Standing up to imposed discourses

An article “Liberty and responsibility” by Aishwarya Bhati, a senior advocate practising in the Supreme Court and former secretary, Supreme Court Bar Association in The Indian Express (July 9, 2020) was the latest in the series of articles published by the national dailies since August last year justifying the internet ban in Kashmir. Just a soundbite here and there, Kashmir has lately fallen through the cracks of contemporary fickle memory–finally, and as usual. The last year’s “August” sensation has been rendered lull. The plot is back onto the encounters and the number of dead. But what about Kashmiris? Well, no one seems to care.
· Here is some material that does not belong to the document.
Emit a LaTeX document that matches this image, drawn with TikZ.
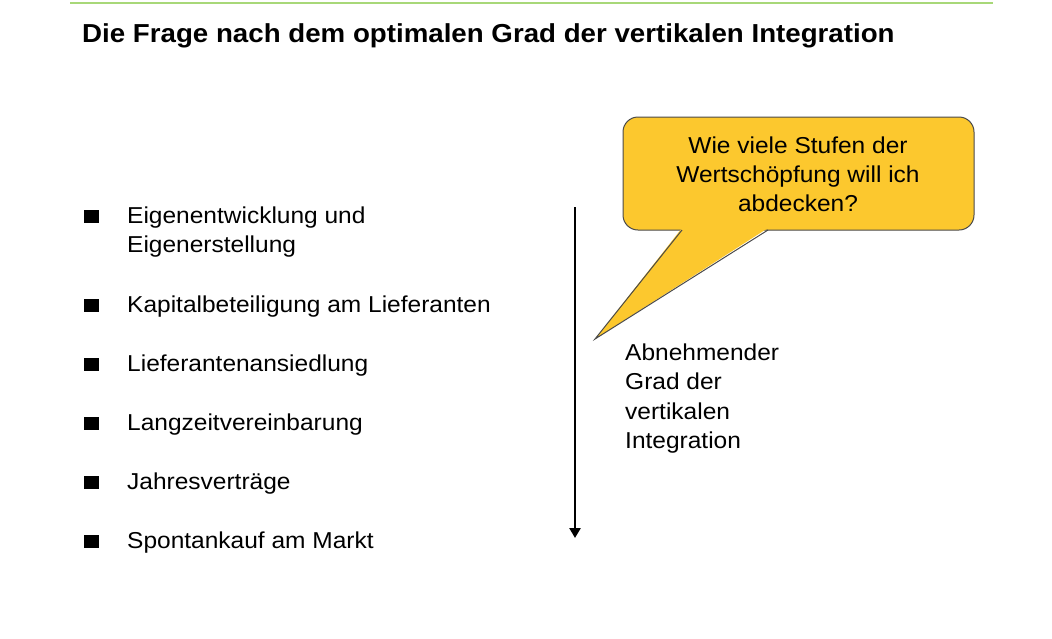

I sincerely commend Aishwarya Bhati for underlining the need for “balanced constitutionalism” which, she argues, the Supreme Court has resorted to in its verdicts related to restoration of internet in the Kashmir. She is right in highlighting the “vexed background” of Kashmir imbroglio, affording no snapshot solution. Her article attempts to allude that, as the citizens of this country, we should repose our faith in the magnanimity and farsightedness of the honourable Court (which we do). Yet, what I observed in her writing was the classical paradox of seeing less in an attempt to see more, betraying the age old colour blindness of New Delhi towards perceiving Kashmir.

   

A noteworthy aspect of the genre of writers to which Aishwarya Bhati seems to belong to is intellectual elitism. It smacks of what Ramachandra Guha calls “Delhi’s absorption with itself”. It is easy to sit in ivory towers and dole out groovy theories about what should be done in a conflict situation, a thousand kilometres away. Ask us, the “under-30” Kashmiris, what uncertainty has done to our aspirational aspect of life. It is inhumane to regard Kashmir as a soulless machine which can blindly process the commands fed into it from New Delhi. Pertinently, the legal jargon may be currently in vogue, but it doesn’t address the moot point. It is just another form of hermeneutic violence inflicted upon Kashmiris.

It is true, as the author opines, that the Court cannot be understood to be the sole protector of rights and that the executive and legislature have an equal responsibility. But what if the executive and legislature resort to “Article 370 type” sabotage of constitutional propriety (especially in the wake of brute majority)? Over-reliance on the Court today is not a coincidence, if only we bothered to observe things keenly and in an impartial manner. Remember the buck has to rest somewhere, the juggling has to stop. Someone will have to bell the cat.

Aishwarya Bhati laments the “missing of hard facts” in Kashmir by some academicians and members of legal fraternity. Let’s say they are idealists. But the oblivion towards facts in Kashmir is as much a “realistic-militaristic-mainstream” phenomenon as it is a “romantic-idealistic” phenomenon in India. Moreover, facts may matter sometimes, but obfuscation of facts vis-a-vis Kashmir has often concealed the malice. It is no surprise then that very few people seem to evince the interest to grapple with the ground realities in Kashmir.

The author also brings up the menace of fake news and cyber terrorism, and brandishes them as viable excuses for denying internet to Kashmiris. But is fake news restricted to Kashmir only? Can’t enemies launch a digital onslaught outside the Kashmir’s digital firmament? Truth be told, it is a price paid for no purpose as internet shutdowns are overrated as a strategy to check digital notoriety. What did we gain out of these so far? Nothing. In fact it is an example of throwing away the baby with the bathwater. If we assume that the disturbance in Kashmir continues, can everyone afford to wait till eternity for the high speed internet to be restored? No.

New Delhi may have to depart from its conventional Kashmir playbook. Aishwarya Bhati quotes the legendary N.A. Palkhivala to stress upon the need to balance liberty and responsibility. My submission would be this: trust the youth of Kashmir with liberty as well as responsibility, for they have been denied both. Also, try to fix militancy through proactive statesmanship strategies. That would be far more meaningful than “fixing” internet episodically.

Finally, to all the strategists, writers and commentators on Kashmir. If you have no new value propositions to offer then it’s useless to keep on scratching the surface and allowing dominant narratives on Kashmir to hamstring alternative viewpoints. The discourse on Kashmir needs a compassionate touch. We need to dejargonize and depoliticise it. Humanise it.

Mohammad Muqaddas Hussain is currently enrolled at Centre for Coaching and Career Planning, Jamia Millia Islamia. He is B Tech from National Institute of Technology, Srinagar.